10.2.08

Um deserto de abundância

Por Nuno Brederode Santos
SE ALGO ENSOMBRA o serão criativo do bom colunista é a aventesma branca da falta de assunto. Parece que a cabeça dele volteia num espaço sem gravidade e os olhos cegam num desfile sem propósito pelas letras do teclado. Comigo sucede pior. Não há vontade que resista ao excesso de temas. Pior do que o deserto é o Tokyo by Night: milhões de luzes, néons e cores piscam ao mesmo tempo e atraem-nos na vertiginosa viagem de um carrossel desgovernado. Não há pausa para a serenidade, a contemplação, a inteligência. Felizes os que recorrentemente se queixam da pasmaceira viscosa em que vivemos. Daí que hoje o bom comentador da conjuntura esteja nas suas sete quintas, enquanto eu estou travado pelo pasmo e por dedos gelados que não escrevem.
Poderia propor-me comentar a entrevista de Alípio Ribeiro. Eu, que lhe apreciava a discrição, teria de começar por situá-la no indesejável contexto do vedetismo dos altos funcionários do Estado: o civil servant não é uma pop-star e deixar instalar essa cultura é provavelmente uma reforma tão instante como aquelas de que se fala. Depois, manifestaria estranheza por um homem do Ministério Público, no decurso (não digo que no exercício) das suas funções à frente da Judiciária, comente publicamente um processo em andamento, sabendo que o condiciona, se é que o não mata. E di-lo-ia com o à-vontade de quem não se deixou extasiar pelas constantes fugas de informação (ou intoxicações informativas), nem ajudou nas patrióticas versões da festa dos swingers ingleses ou da ocultação do cadáver pelos pais da menina, nem foi condicionado pelo jornalismo do The Sun.

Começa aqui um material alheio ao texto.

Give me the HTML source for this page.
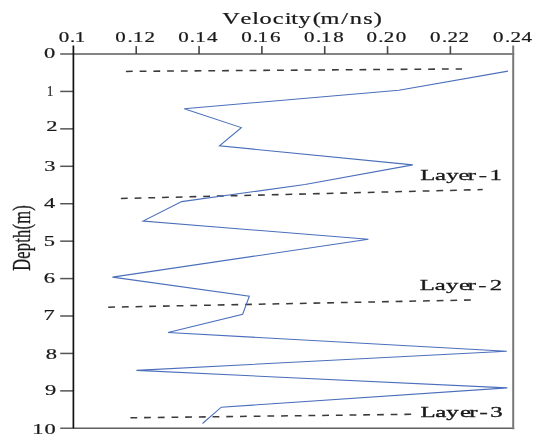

Mas Alberto Costa deu-lhe cobertura política e vai, nesta semana, ao Parlamento, para dar explicações. Embora com grande cepticismo, farei como Laborinho Lúcio, que, com assinalável equilíbrio, sugeriu aguardar uma explicação que realmente explique.
Poderia carpir o destino desses novos condenados da Terra que são os administradores (e, necessariamente, alguns quadros) das Estradas de Portugal, a ser verdade que Almerindo Marques abre as reuniões do Conselho às sete da manhã e, segundo "A Vespa" do DN, encerra-as para lá das nove da noite. A única coisa que não tinha ocorrido aos nossos gestores (públicos ou privados) era a de terem abraçado um sacerdócio.
Poderia assinalar que bem fez o deputado António Galamba em pedir ao Tribunal Constitucional que discriminasse e identificasse os deputados que alguma vez solicitaram um regime de sigilo para as suas declarações de rendimentos. Claro que o Tribunal recusou e não é criticável por isso. Mas ficámos a saber que, afinal, em doze anos foram doze os que o fizeram. E nenhum foi atendido. Mas não ficava nada mal aos deputados repensarem o dispositivo que o permite.
Poderia ocupar-me da imparável progressão de Santana Lopes no PSD. Como Roma perante a marcha dos elefantes de Cartago, Menezes não consegue travar o avanço paquidérmico da tão celebrada "colaboração institucional". Após a tentativa, infantil e amadorística, de Ribau Esteves, com a falhada assessoria de imprensa junto da bancada parlamentar, o Presidente do partido não encontra agora espaço, físico e cronológico, para incendiar in loco, o país. Esbarra na sobrecarregada agenda das "presidências abertas" do líder parlamentar. Uma lição para aqueles que, como eu, só pensaram que Santana teria, no Parlamento, tribuna bastante para ensombrar nos media um chefe partidário que não é deputado. Mais criativo e mais ambicioso, Santana aposta que também o pode fazer no terreno. E o pior é que, para quantos, no PSD, pensam que Menezes já não vai lá, Santana tem alguma razão: se não for ele, será alguém de fora da actual direcção a tentar a sorte antes das eleições (ou, mais avisadamente, antes da formação das listas). Já aqui escrevi que não entendia porque é que a "colaboração" era "institucional". Agora já nem entendo porque é que é "colaboração".
Haveria mais temas de circunstância. Não os refiro porque já não posso comentá-los. O certo é que eles abundam: isto não é o Paraguai ou a Groenlândia. E a abundância desertifica o universo do comentador. Tenho outra folga nos meus convívios. Sempre fui um homem de tertúlias, isso mesmo a que o Tierno Galván chamou "a versão sedentária da aventura". Por isso, na minha tertúlia habitual, passamos o tempo a discutir o Sarkozy, o Kosovo e as primárias na América.